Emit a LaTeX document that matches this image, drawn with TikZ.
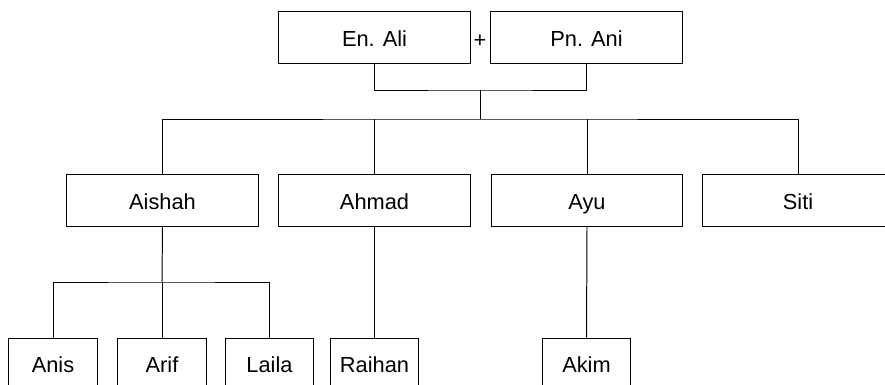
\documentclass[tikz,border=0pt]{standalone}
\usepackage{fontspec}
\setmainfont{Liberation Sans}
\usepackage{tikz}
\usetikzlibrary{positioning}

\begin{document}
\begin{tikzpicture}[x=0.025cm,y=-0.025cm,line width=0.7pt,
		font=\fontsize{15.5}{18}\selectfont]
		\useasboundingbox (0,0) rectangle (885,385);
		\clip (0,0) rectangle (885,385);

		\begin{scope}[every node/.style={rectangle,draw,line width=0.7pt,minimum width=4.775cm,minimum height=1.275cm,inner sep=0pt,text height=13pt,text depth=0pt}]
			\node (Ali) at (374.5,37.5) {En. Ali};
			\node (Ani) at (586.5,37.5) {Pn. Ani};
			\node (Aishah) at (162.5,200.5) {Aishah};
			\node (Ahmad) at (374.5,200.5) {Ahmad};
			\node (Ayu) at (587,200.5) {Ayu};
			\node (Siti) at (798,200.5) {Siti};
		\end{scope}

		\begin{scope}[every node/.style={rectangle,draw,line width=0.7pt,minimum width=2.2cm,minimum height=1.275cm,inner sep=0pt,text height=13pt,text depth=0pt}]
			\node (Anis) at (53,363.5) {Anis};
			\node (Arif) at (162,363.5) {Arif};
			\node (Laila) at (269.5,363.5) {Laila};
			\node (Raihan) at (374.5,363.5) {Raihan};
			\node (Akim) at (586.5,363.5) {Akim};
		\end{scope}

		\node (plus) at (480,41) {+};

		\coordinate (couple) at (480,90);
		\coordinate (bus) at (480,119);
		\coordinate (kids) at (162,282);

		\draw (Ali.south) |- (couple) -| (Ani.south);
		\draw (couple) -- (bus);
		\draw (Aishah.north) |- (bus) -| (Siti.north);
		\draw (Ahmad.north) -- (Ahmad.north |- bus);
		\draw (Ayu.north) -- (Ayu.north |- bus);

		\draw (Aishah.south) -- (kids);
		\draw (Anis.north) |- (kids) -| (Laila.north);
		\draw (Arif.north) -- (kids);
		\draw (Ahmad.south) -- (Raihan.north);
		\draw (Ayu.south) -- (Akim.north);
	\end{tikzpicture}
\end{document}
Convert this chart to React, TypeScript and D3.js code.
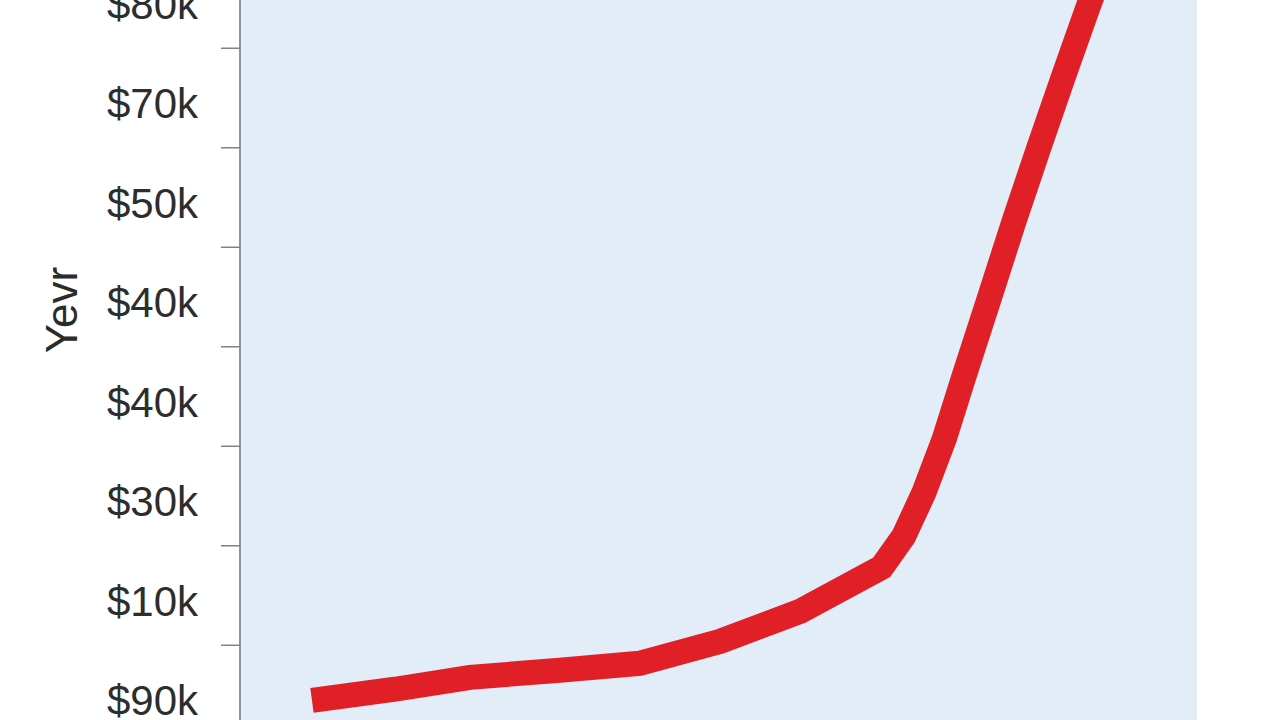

========================

◆ PROBLEM STATEMENT
Transcribe all the lines above exactly, apart from the pictures.

◆ RESULT
Emit a LaTeX document that matches this image, drawn with TikZ.
\documentclass[tikz,border=0pt]{standalone}
\usepackage{fontspec}
\setmainfont{Liberation Sans}
\usepackage{tikz}
\usetikzlibrary{positioning}

\begin{document}
\begin{tikzpicture}[x=0.025cm,y=-0.025cm,line width=0.7pt,
		font=\fontsize{15.5}{18}\selectfont]
		\useasboundingbox (0,0) rectangle (885,385);
		\clip (0,0) rectangle (885,385);

		\begin{scope}[every node/.style={rectangle,draw,line width=0.7pt,minimum width=4.775cm,minimum height=1.275cm,inner sep=0pt,text height=13pt,text depth=0pt}]
			\node (Ali) at (374.5,37.5) {En. Ali};
			\node (Ani) at (586.5,37.5) {Pn. Ani};
			\node (Aishah) at (162.5,200.5) {Aishah};
			\node (Ahmad) at (374.5,200.5) {Ahmad};
			\node (Ayu) at (587,200.5) {Ayu};
			\node (Siti) at (798,200.5) {Siti};
		\end{scope}

		\begin{scope}[every node/.style={rectangle,draw,line width=0.7pt,minimum width=2.2cm,minimum height=1.275cm,inner sep=0pt,text height=13pt,text depth=0pt}]
			\node (Anis) at (53,363.5) {Anis};
			\node (Arif) at (162,363.5) {Arif};
			\node (Laila) at (269.5,363.5) {Laila};
			\node (Raihan) at (374.5,363.5) {Raihan};
			\node (Akim) at (586.5,363.5) {Akim};
		\end{scope}

		\node (plus) at (480,41) {+};

		\coordinate (couple) at (480,90);
		\coordinate (bus) at (480,119);
		\coordinate (kids) at (162,282);

		\draw (Ali.south) |- (couple) -| (Ani.south);
		\draw (couple) -- (bus);
		\draw (Aishah.north) |- (bus) -| (Siti.north);
		\draw (Ahmad.north) -- (Ahmad.north |- bus);
		\draw (Ayu.north) -- (Ayu.north |- bus);

		\draw (Aishah.south) -- (kids);
		\draw (Anis.north) |- (kids) -| (Laila.north);
		\draw (Arif.north) -- (kids);
		\draw (Ahmad.south) -- (Raihan.north);
		\draw (Ayu.south) -- (Akim.north);
	\end{tikzpicture}
\end{document}
Convert this chart to React, TypeScript and D3.js code.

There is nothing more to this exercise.